## [What you need to do]
Output exactly the span of lines that begins at the line containing "Output the Python" and ends at the line containing "n_authors = 14099", both lines included.

# START OF Records for processing

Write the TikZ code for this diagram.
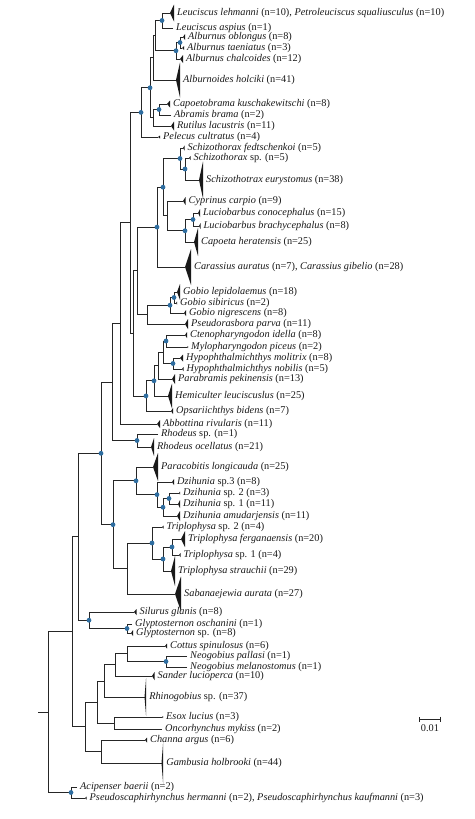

# END OF Records for processing
# START OF Records for processing

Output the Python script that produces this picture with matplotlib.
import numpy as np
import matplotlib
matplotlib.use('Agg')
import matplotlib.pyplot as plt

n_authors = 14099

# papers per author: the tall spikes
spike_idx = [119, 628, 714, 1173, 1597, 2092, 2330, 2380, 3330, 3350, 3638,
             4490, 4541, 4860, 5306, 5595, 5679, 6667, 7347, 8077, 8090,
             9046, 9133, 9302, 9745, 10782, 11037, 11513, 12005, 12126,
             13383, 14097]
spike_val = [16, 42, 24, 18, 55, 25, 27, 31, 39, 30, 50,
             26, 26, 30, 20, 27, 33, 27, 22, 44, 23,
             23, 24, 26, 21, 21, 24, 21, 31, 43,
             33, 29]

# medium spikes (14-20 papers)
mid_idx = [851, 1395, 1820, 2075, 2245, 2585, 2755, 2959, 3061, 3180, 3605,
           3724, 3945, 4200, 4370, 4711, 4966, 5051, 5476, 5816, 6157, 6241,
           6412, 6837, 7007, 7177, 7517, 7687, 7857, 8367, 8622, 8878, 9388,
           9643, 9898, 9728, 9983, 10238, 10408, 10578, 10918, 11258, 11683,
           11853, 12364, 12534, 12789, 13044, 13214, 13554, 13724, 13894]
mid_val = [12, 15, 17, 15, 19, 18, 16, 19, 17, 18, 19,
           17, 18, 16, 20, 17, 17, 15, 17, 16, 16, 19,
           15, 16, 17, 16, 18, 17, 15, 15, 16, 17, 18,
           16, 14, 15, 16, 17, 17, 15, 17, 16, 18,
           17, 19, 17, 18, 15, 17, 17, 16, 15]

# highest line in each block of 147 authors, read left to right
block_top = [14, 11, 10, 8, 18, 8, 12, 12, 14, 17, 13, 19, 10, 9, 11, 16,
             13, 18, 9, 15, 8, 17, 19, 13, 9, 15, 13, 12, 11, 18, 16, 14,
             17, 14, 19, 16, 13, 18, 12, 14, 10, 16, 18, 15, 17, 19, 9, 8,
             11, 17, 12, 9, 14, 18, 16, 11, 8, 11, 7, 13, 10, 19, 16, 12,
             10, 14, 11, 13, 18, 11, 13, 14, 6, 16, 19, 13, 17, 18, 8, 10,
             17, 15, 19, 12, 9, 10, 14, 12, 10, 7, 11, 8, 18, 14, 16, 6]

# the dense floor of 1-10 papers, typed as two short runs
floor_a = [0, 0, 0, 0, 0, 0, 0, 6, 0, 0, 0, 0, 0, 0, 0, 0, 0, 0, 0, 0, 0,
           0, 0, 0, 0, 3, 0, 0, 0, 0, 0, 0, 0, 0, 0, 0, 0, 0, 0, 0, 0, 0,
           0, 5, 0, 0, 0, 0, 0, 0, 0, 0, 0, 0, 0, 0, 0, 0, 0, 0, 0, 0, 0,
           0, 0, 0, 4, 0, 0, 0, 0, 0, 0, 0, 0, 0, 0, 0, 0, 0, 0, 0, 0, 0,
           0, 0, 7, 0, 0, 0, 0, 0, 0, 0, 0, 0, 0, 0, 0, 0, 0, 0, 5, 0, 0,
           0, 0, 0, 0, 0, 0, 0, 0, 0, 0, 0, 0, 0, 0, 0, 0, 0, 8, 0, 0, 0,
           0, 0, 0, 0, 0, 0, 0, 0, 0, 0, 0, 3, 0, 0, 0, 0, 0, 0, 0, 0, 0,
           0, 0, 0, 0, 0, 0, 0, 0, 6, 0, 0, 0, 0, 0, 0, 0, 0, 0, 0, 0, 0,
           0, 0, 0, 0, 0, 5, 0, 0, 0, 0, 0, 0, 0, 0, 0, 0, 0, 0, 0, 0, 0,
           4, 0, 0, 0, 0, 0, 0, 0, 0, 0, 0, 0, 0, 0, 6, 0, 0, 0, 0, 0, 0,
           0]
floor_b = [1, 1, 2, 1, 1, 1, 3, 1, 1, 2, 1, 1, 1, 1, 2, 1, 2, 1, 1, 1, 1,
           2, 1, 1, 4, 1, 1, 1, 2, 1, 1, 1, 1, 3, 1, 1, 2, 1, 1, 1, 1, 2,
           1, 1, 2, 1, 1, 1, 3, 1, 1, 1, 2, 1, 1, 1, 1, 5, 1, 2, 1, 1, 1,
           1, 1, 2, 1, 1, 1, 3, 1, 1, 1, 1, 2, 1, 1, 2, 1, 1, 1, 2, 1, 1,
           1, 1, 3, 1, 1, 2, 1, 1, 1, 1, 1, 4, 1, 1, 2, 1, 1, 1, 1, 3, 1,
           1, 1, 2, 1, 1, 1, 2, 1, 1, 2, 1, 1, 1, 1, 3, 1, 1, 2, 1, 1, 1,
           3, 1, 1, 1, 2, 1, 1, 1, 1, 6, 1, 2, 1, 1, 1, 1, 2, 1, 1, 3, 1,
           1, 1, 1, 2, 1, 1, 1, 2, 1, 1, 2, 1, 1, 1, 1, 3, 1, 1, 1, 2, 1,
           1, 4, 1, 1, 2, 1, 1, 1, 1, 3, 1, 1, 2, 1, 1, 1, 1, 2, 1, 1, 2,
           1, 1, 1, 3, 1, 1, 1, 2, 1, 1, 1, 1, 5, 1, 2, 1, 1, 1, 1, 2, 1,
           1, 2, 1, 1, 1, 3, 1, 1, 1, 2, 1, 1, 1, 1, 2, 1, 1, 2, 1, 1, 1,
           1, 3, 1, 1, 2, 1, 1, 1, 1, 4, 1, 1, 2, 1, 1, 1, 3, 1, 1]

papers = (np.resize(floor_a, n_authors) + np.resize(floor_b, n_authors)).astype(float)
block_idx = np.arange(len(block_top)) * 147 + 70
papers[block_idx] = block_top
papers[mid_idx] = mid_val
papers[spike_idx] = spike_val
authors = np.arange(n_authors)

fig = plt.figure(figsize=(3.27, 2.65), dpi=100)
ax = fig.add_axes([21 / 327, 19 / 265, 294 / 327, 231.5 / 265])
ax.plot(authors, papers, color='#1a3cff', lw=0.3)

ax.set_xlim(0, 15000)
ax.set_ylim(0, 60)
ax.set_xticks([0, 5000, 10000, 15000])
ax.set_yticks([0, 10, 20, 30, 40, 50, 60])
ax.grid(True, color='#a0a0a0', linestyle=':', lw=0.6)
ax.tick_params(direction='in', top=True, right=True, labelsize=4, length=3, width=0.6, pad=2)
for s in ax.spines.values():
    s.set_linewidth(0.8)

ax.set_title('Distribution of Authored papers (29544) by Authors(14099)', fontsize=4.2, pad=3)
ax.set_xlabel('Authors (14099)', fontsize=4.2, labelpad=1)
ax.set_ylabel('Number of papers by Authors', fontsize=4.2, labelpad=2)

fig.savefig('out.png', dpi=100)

# END OF Records for processing

## [Result for this task]
Output the Python script that produces this picture with matplotlib.
import numpy as np
import matplotlib
matplotlib.use('Agg')
import matplotlib.pyplot as plt

n_authors = 14099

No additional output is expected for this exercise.